Apparently, the comment was not the central focus of Gou as he made his speech. Rather, his speech was more about outlining Foxconn’s desire to usurp Samsung as a component supplier. He exact (translated) words: “the new model will put Samsung’s Galaxy III to shame.”
And he should know, right?
Now that the WWDC has come and gone, and we still have yet to get the iPhone 5, it would appear that October will be the announcement month for the sixth generation iPhone — that could be as many as four months away. One of my arguments for why I believed the iPhone 5 could be announced in June was based on the chatter we were hearing out of Foxconn in the spring, as well as the appearance of rumored iPhone 5 parts. If they turn out to be the real deal, then the fact that we are seeing them now would indicate a sooner rather than later iPhone 5 release.

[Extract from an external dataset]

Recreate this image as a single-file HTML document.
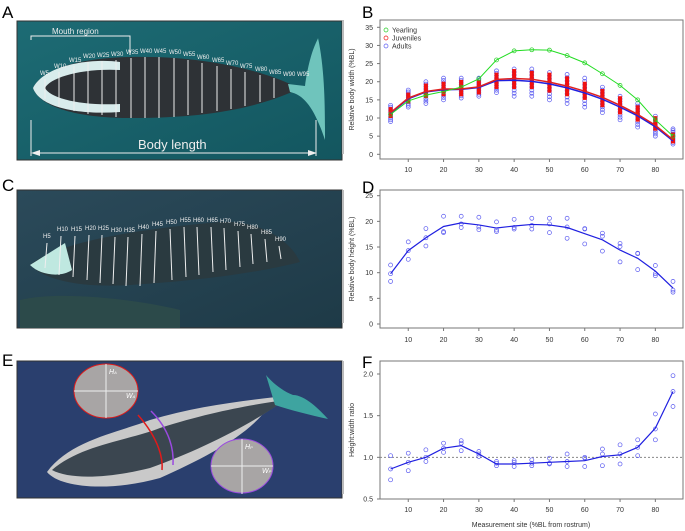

To me, this news is similar: Foxconn represents the end of the supply chain. They do the assembly. Is it fair to say that if Terry Gou has been made that privy to the iPhone 5′s design, that it is closer to mass production than we think? My feeling is that Gou has had more interaction with the new iPhone than simply reading its specs in a sensitive document. What are the chances that he has seen it in person, complete with its new form factor? What are the chances that he has actually used it?
He obviously has had enough interaction with the iPhone 5 to tout its supremacy over its primary competing smartphone — and an impressive smartphone at that. Granted, Gou might have been just dealing in hyperbole here — but we cannot overlook the comment. It gives us some post-WWDC insight into how far along the iPhone 5 is in production, and when it could be released.